When employers "stretch the match," they essentially require employees to contribute more to their retirement plans in order to get the maximum employer contribution. Instead of, for example, matching employee contributions 100% up to a certain percentage of worker pay – say 4%, plan sponsors would match 50% up to 8% of pay.
The employer's maximum contribution would remain at 4%, but the employee would have to contribute twice as much to get it. Coaxing employees to contribute more while keeping employer matching costs the same is the goal behind the approach, a tactic that can work in some organizations but backfire in others, according to industry experts.
"Many people do think that stretch matches are helpful, and in the right situation they can be. However, they need to be designed with a lot of care to avoid accidentally hurting the very people you're trying to help," Mr. Howell said.
The use of stretch matches as a strategy to increase employee deferral rates stems from research showing that workers will use the employer's maximum contribution as an "anchor" to set their own contribution rates.
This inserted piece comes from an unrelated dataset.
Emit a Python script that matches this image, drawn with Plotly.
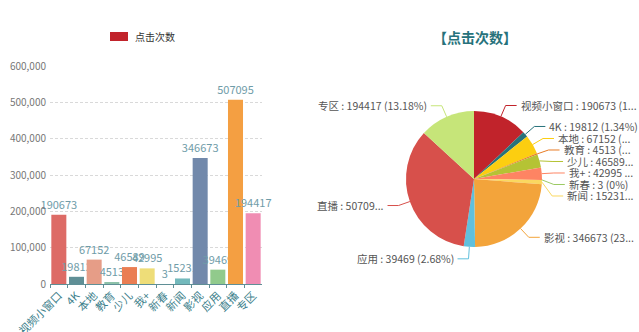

A paper published by the National Bureau of Economic Research in July 2012, in particular, gave momentum to the concept of a stretch match by showing the "match threshold," the rate at which employees must contribute to secure the maximum match, had a substantial impact on employee contributions, unlike the company's "match rate," which had only a small effect.
"Providing a match of 25% on contributions up to 10% of pay will induce individuals to save more than a match of 50% up to 5% or pay at a similar or lower cost to the organization providing the match," Brigitte Madrian, dean and Marriott Distinguished Professor in the Brigham Young University School of Business in Provo, Utah, wrote in the paper.
The match threshold, she said, likely served "as a natural reference point when individuals are deciding how much to save and may be viewed as advice from the saving program sponsor on how much to save."